- _THE REQUEST_
Copy out each line that mentions the word "this".

- _PROVIDED RECORDS_

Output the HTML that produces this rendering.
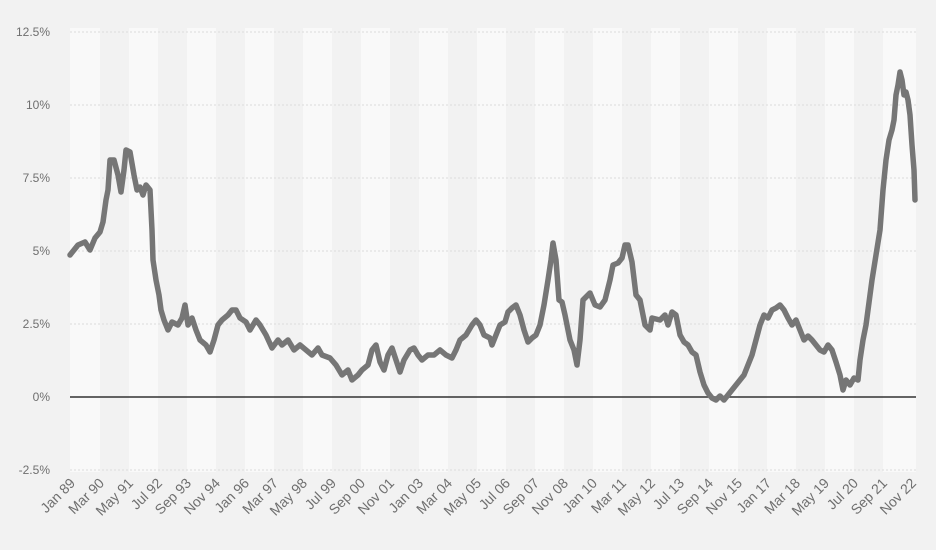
---
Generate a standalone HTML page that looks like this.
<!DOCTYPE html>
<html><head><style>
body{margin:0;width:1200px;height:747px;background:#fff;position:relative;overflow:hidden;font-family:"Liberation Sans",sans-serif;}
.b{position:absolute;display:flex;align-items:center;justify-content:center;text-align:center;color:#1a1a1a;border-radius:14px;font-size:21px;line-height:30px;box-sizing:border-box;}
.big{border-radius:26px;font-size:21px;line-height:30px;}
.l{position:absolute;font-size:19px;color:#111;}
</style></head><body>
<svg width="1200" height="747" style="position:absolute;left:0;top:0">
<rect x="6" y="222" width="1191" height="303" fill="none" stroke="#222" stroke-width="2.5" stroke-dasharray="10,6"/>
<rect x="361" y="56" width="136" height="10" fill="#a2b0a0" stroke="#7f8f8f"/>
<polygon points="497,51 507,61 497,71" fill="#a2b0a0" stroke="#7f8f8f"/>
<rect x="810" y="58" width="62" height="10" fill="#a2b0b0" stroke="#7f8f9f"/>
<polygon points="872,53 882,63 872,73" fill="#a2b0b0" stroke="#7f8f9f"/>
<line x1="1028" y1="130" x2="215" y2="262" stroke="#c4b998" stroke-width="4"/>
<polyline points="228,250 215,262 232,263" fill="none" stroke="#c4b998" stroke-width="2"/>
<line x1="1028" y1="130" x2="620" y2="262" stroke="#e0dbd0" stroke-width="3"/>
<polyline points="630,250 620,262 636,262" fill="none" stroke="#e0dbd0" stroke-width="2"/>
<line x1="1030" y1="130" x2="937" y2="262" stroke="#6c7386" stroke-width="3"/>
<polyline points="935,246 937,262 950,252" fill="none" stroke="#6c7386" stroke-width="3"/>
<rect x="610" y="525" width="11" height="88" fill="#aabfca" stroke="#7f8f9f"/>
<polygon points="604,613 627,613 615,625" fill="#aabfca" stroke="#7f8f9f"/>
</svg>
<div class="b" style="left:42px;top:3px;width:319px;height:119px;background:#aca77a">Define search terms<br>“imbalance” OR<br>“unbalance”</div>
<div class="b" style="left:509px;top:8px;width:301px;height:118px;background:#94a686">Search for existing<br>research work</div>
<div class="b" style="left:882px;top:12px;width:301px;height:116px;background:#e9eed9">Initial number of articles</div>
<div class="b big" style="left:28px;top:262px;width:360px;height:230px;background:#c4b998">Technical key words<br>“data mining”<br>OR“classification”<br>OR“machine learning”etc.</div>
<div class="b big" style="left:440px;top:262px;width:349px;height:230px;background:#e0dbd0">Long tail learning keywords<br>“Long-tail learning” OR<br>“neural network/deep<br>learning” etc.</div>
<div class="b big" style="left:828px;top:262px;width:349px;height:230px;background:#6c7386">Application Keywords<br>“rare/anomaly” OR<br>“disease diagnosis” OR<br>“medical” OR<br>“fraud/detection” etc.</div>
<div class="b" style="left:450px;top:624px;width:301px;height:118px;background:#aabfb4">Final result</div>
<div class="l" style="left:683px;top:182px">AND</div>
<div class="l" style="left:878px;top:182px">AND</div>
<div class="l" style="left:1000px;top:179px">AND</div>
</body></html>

- _EXERCISE RESULT_
Output the HTML that produces this rendering.
Generate a standalone HTML page that looks like this.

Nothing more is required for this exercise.